Friday, 14 August 2015

Narrow Road To The Deep North 35


                   Hattori Hanzo: Why do you need Japanese steel? 
                   The Bride: I have vermin to kill. 
                   Hattori Hanzo: You must have big rats if you need 
                                             Hattori Hanzo's steel. 
                   The Bride: ... Huge.
                                                        Kill Bill, Vol. 1 (2003) 

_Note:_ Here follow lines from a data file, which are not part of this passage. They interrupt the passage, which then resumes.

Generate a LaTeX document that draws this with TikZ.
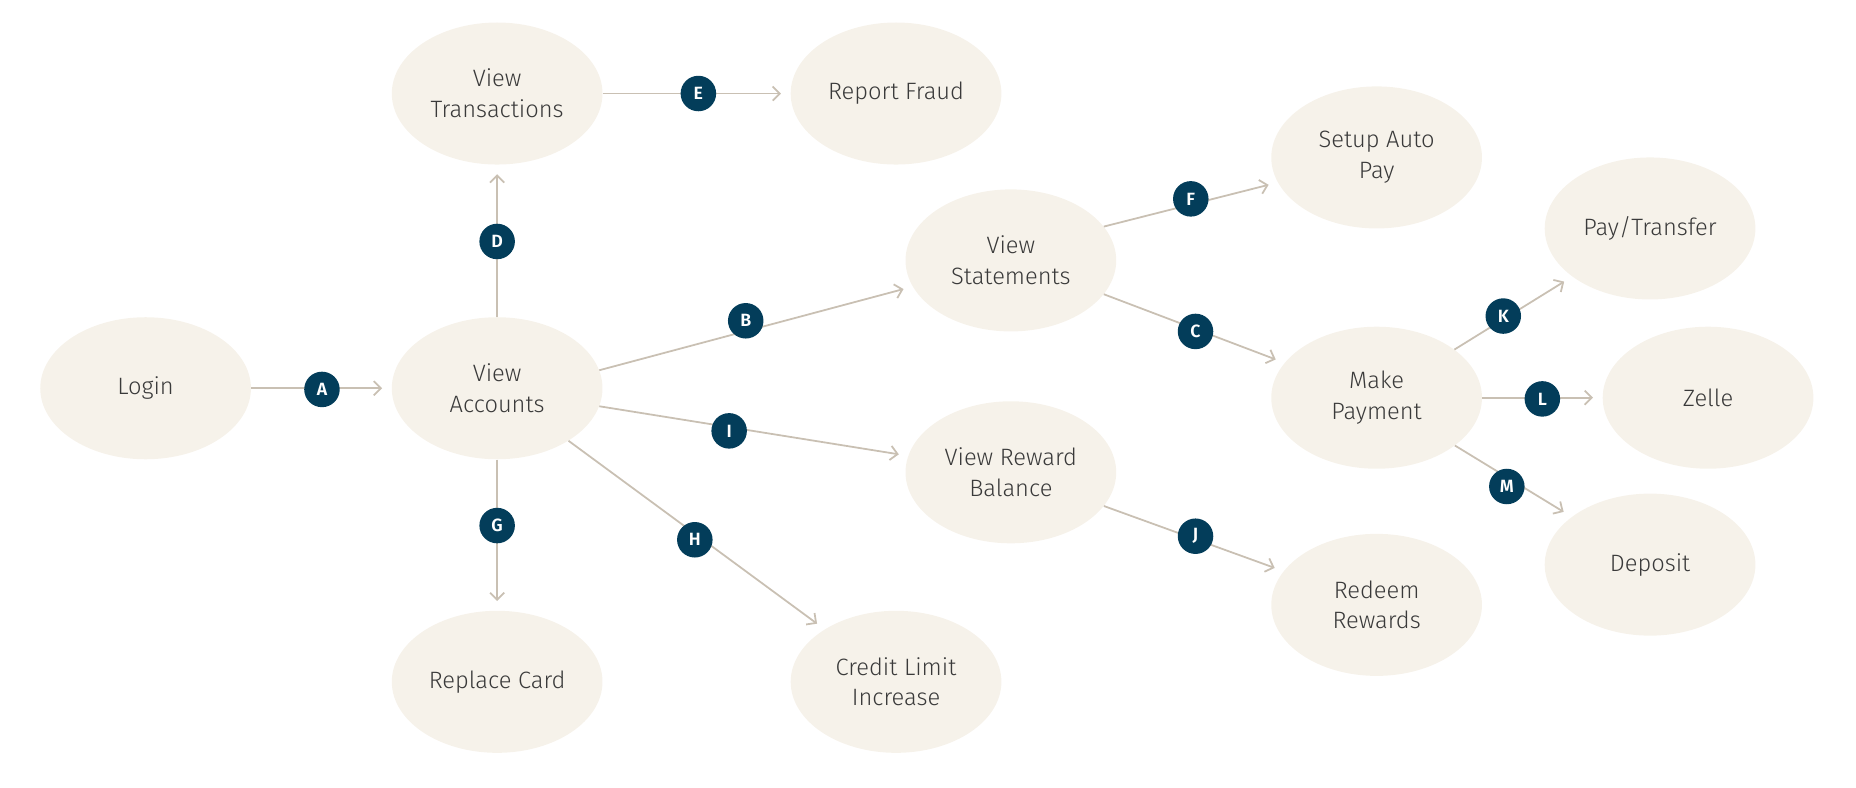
\documentclass[tikz,border=0pt]{standalone}
\usepackage{fontspec}
\setmainfont{Fira Sans}[UprightFont=* Light]
\usetikzlibrary{arrows.meta,shapes.geometric}
\definecolor{nodefill}{HTML}{F6F2EA}
\definecolor{edgec}{HTML}{C9C0B3}
\definecolor{badgec}{HTML}{033D5A}
\definecolor{textc}{HTML}{3A3A3A}
\tikzset{
  st/.style={ellipse,fill=nodefill,minimum width=178pt,minimum height=120pt,inner sep=0pt,align=center,font=\fontsize{20}{26}\selectfont,text=textc},
  bd/.style={circle,fill=badgec,text=white,minimum size=30pt,inner sep=0pt,font=\fontsize{15}{15}\selectfont\bfseries},
  ar/.style={draw=edgec,line width=1.5pt,-{Straight Barb[length=6pt,width=12pt]},shorten >=8pt}
}
\begin{document}
\begin{tikzpicture}[x=1pt,y=-1pt]
\useasboundingbox (0,0) rectangle (1568,665);
\node[st] (login) at (123,328) {Login};
\node[st] (acc) at (420,328) {View\\Accounts};
\node[st] (tr) at (420,79) {View\\Transactions};
\node[st] (rf) at (757,79) {Report Fraud};
\node[st] (rc) at (420,576) {Replace Card};
\node[st] (cl) at (757,576) {Credit Limit\\Increase};
\node[st] (vs) at (854,220) {View\\Statements};
\node[st] (rw) at (854,399) {View Reward\\Balance};
\node[st] (ap) at (1163,133) {Setup Auto\\Pay};
\node[st] (mp) at (1163,336) {Make\\Payment};
\node[st] (rr) at (1163,511) {Redeem\\Rewards};
\node[st] (pt) at (1394,193) {Pay/Transfer};
\node[st] (ze) at (1443,336) {Zelle};
\node[st] (de) at (1394,477) {Deposit};
\draw[ar] (login) -- (acc);
\draw[ar] (acc) -- (tr);
\draw[ar] (tr) -- (rf);
\draw[ar] (acc) -- (rc);
\draw[ar] (acc) -- (cl);
\draw[ar] (acc.10) -- (vs);
\draw[ar] (acc.-10) -- (rw);
\draw[ar] (vs.20) -- (ap);
\draw[ar] (vs.-20) -- (mp);
\draw[ar] (rw) -- (rr);
\draw[ar] (mp) -- (pt);
\draw[ar] (mp) -- (ze);
\draw[ar] (mp) -- (de);
\node[bd] (bA) at (272,329) {A};
\node[bd] (bB) at (630,271) {B};
\node[bd] (bC) at (1010,280) {C};
\node[bd] (bD) at (420,204) {D};
\node[bd] (bE) at (590,79) {E};
\node[bd] (bF) at (1006,168) {F};
\node[bd] (bG) at (420,444) {G};
\node[bd] (bH) at (587,456) {H};
\node[bd] (bI) at (616,364) {I};
\node[bd] (bJ) at (1010,453) {J};
\node[bd] (bK) at (1270,267) {K};
\node[bd] (bL) at (1303,337) {L};
\node[bd] (bM) at (1273,411) {M};
\end{tikzpicture}
\end{document}
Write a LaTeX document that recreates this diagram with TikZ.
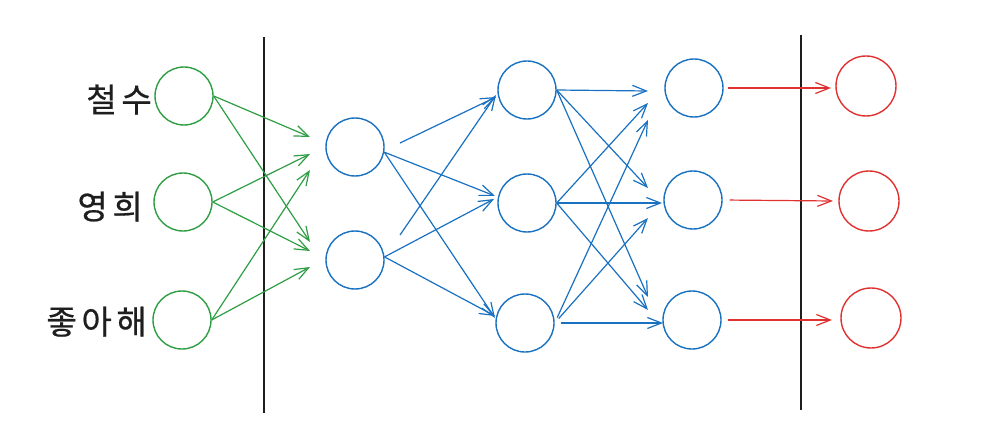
\documentclass[tikz,border=0pt]{standalone}
\usepackage{fontspec}
\newfontfamily\krfont[LetterSpace=14,FakeBold=0.6]{Noto Sans CJK KR}
\usetikzlibrary{arrows.meta,calc}
\definecolor{exgreen}{HTML}{2F9E44}
\definecolor{exblue}{HTML}{1971C2}
\definecolor{exred}{HTML}{E03131}
\definecolor{exblack}{HTML}{1E1E1E}
\tikzset{
  neuron/.style={circle,draw,line width=1.4pt,minimum size=58pt,inner sep=0pt},
  gnode/.style={neuron,draw=exgreen},
  bnode/.style={neuron,draw=exblue},
  rnode/.style={neuron,draw=exred,minimum size=60pt},
  conn/.style={line width=1.2pt,-{Straight Barb[length=14pt,width=11pt,line width=1.2pt]}},
  garr/.style={conn,draw=exgreen},
  barr/.style={conn,draw=exblue},
  rarr/.style={conn,draw=exred},
  divider/.style={draw=exblack,line width=1.8pt},
  lbl/.style={font=\krfont\fontsize{33pt}{36pt}\selectfont,text=exblack,inner sep=0pt,anchor=base east}
}
\begin{document}
\begin{tikzpicture}[x=1pt,y=-1pt]
\useasboundingbox[fill=white] (0,0) rectangle (991,433);
% dividers
\coordinate (v1t) at (264,37); \coordinate (v1b) at (264,413);
\coordinate (v2t) at (801,35); \coordinate (v2b) at (801,410);
\draw[divider] (v1t) -- (v1b);
\draw[divider] (v2t) -- (v2b);
% input layer
\node[gnode] (g1) at (184,96) {};
\node[gnode] (g2) at (183,202) {};
\node[gnode] (g3) at (182,320) {};
\node[lbl] (t1) at (152,112) {철수};
\node[lbl] (t2) at (143,219) {영희};
\node[lbl] (t3) at (147,334) {좋아해};
% hidden 1
\node[bnode] (h1) at (355,147) {};
\node[bnode] (h2) at (355,260) {};
% hidden 2
\node[bnode] (m1) at (527,90) {};
\node[bnode] (m2) at (527,203) {};
\node[bnode] (m3) at (525,323) {};
% hidden 3
\node[bnode] (o1) at (694,88) {};
\node[bnode] (o2) at (693,200) {};
\node[bnode] (o3) at (692,320) {};
% output
\node[rnode] (r1) at (866,86) {};
\node[rnode] (r2) at (869,201) {};
\node[rnode] (r3) at (871,318) {};
% arrow end coordinates
\coordinate (e11) at (310,137); \coordinate (e12) at (310,242);
\coordinate (e21) at (310,154); \coordinate (e22) at (310,251);
\coordinate (e31) at (310,170); \coordinate (e32) at (310,267);
\coordinate (s1) at (400,143); \coordinate (s2) at (400,235);
\coordinate (f1) at (496,97);
\coordinate (f12) at (495,196); \coordinate (f13) at (495,318);
\coordinate (f21) at (496,95);
\coordinate (f22) at (494,199); \coordinate (f23) at (495,316);
\coordinate (k11) at (648,91); \coordinate (k12) at (648,188); \coordinate (k13) at (648,297);
\coordinate (k21) at (648,103); \coordinate (k22) at (662,203); \coordinate (k23) at (648,310);
\coordinate (k31) at (648,120); \coordinate (k32) at (648,218); \coordinate (k33) at (663,323);
\coordinate (q1) at (831,88); \coordinate (q2) at (833,201); \coordinate (q3) at (832,320);
% green arrows
\draw[garr] (g1.east) -- (e11);
\draw[garr] (g1.east) -- (e12);
\draw[garr] (g2.east) -- (e21);
\draw[garr] (g2.east) -- (e22);
\draw[garr] (g3.east) -- (e31);
\draw[garr] (g3.east) -- (e32);
% hidden1 -> hidden2
\draw[barr] (s1) -- (f1);
\draw[barr] (h1.-10) -- (f12);
\draw[barr] (h1.-10) -- (f13);
\draw[barr] (s2) -- (f21);
\draw[barr] (h2.6) -- (f22);
\draw[barr] (h2.6) -- (f23);
% hidden2 -> hidden3
\draw[barr] (m1.east) -- (k11);
\draw[barr] (m1.east) -- (k12);
\draw[barr] (m1.east) -- (k13);
\draw[barr] (m2.east) -- (k21);
\draw[barr] (m2.east) -- (k22);
\draw[barr] (m2.east) -- (k23);
\draw[barr,shorten <=6pt] (m3.east) -- (k31);
\draw[barr,shorten <=6pt] (m3.east) -- (k32);
\draw[barr,shorten <=6pt] (m3.east) -- (k33);
% output arrows
\draw[rarr,shorten <=4pt] (o1.east) -- (q1);
\draw[rarr,shorten <=7pt] (o2.east) -- (q2);
\draw[rarr,shorten <=6pt] (o3.east) -- (q3);
\end{tikzpicture}
\end{document}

Robyn and I were almost at Tokagawa Ieyasu’s story, and his Nikkō shrine. The namesake of the man who saved his life and then helped him become the ruler of united Japan wasn’t a Tarantino character, but he could have been. 
Hattori Hanzo’s life story is fuzzy, which is to be expected since he was a ninja, renowned as a supernatural otherworldly warrior, a master of the art of invisibility and teleportation and psychokinesis and precognition and psychomancy.  In legend, it was said that he could sit behind a hand-held fan, bow, and then suddenly disappear, only to reappear in the next room. He had mastered the art of using a rope to capture an enemy who snuck up behind him as he sat in seiza posture. He could clairvoyantly discern the plans and strength of an enemy army, or make an object explode by cursing it.  Tales of his exploits, dressed in black, flying through the sky, swimming underwater, tunneling beneath the ground, and vanishing into the darkness, are the template for a transcendent culture of ninja mythology. One well-known anecdote about Hanzo and Ieyasu exemplifies the power of his suggestion.
‘Takugawa Ieyasu was fond of the martial arts, and was a sharpshooter, a master swordsman, and an excellent swimmer himself. One day in his twenty-fifth or twenty-sixth year, when he was living in Mikawa, he grabbed Hanzo Hattori by the scruff of the neck, dragged him to a river, and pulled him underwater. While Hanzo continued to calmly hold his breath, Ieyasu had to break the surface, gasping for air. He crawled ashore, pale and exhausted. 
“How long can a ninja stay underwater?” He asked. 
“One or two days, Lord. However long you request.” Replied Hanzo, who then dived beneath the water. Several hours passed and there was still no sign of him. Ieyasu became worried. He and his retainers began calling Hanzo’s name. Then Hanzo rose to the surface with bursting air bubbles. He was not out of breath, but smiling. He handed Ieyasu something, and the general let out a cry of surprise. It was the short sword the future Shogun had put on, after dressing on shore.
“I was not beneath the water all the time,” Hanzo told his astounded listeners. “After diving beneath the water, I swam ashore, hid behind a rock, and napped. When I was called, I dove underwater and surfaced. I apologize for taking your short sword, Lord, but this is ninjutsu.” leyasu was impressed.’
Hanzo was born in Mikawa in 1542, the son of a retainer of the future shogun Tokugawa leyasu’s grandfather.  As a child he returned to his Hattori family roots in the small inaccessible mountain-ringed Iga basin that had spawned the unconventional fighting strategies, guerrilla tactics, espionage skills, and deceptive trickery known as ninjutsu. For the 100 years from the Ônin War through the Sengoku, from the mid-fifteenth to mid-sixteenth centuries, the region had been unconquered by outside warlords. The mountains discouraged attack, and its inhabitants never tried to expand their dominion beyond them. But there was no shortage of local violence, and each village had a castle behind whose walls arms were stored and plots were hatched.
Despite its isolation, the absorbable technologies of Kyoto, Osaka, and Nagoya, and all the arts necessary for ninjutsu could be acquired within a radius of 45 miles from Iga. An Onmyodo Chinese system of divination had been brought from Kyoto, the village of Yagyu was home to a venerable school of sword technique, and the Hozoin temple in Nara supported a unique spear fighting style. Warriors specializing in demolition, political warfare, and intelligence gathering established over 70 clandestine tactical martial institutes in the surrounding mountains.
In 1550, Hattori Hanzo began his training on Mount Kurama north of Kyoto, at the age of eight; he became a full-fledged ninja four years later. At 16, he fought his first battle for the Oda Clan (a night-time attack on Udo castle), where he earned the nickname, ‘Hanzo the Ghost,’ and, as a master ninja two years after that, became known as Oni no Hanzō ‘Devil Hanzō,’ because of the fearless tactical expertise of his spear fighting. From 1569 to 1572 he laid siege to Kakegawa Castle, engaged in brutal hand-to-hand combat as a Tokugawa ninja in the middle of a river at the Battle of Anagawa, and valiantly won, with a night raid, the Battle of Mikatagahara, despite being outnumbered four to one.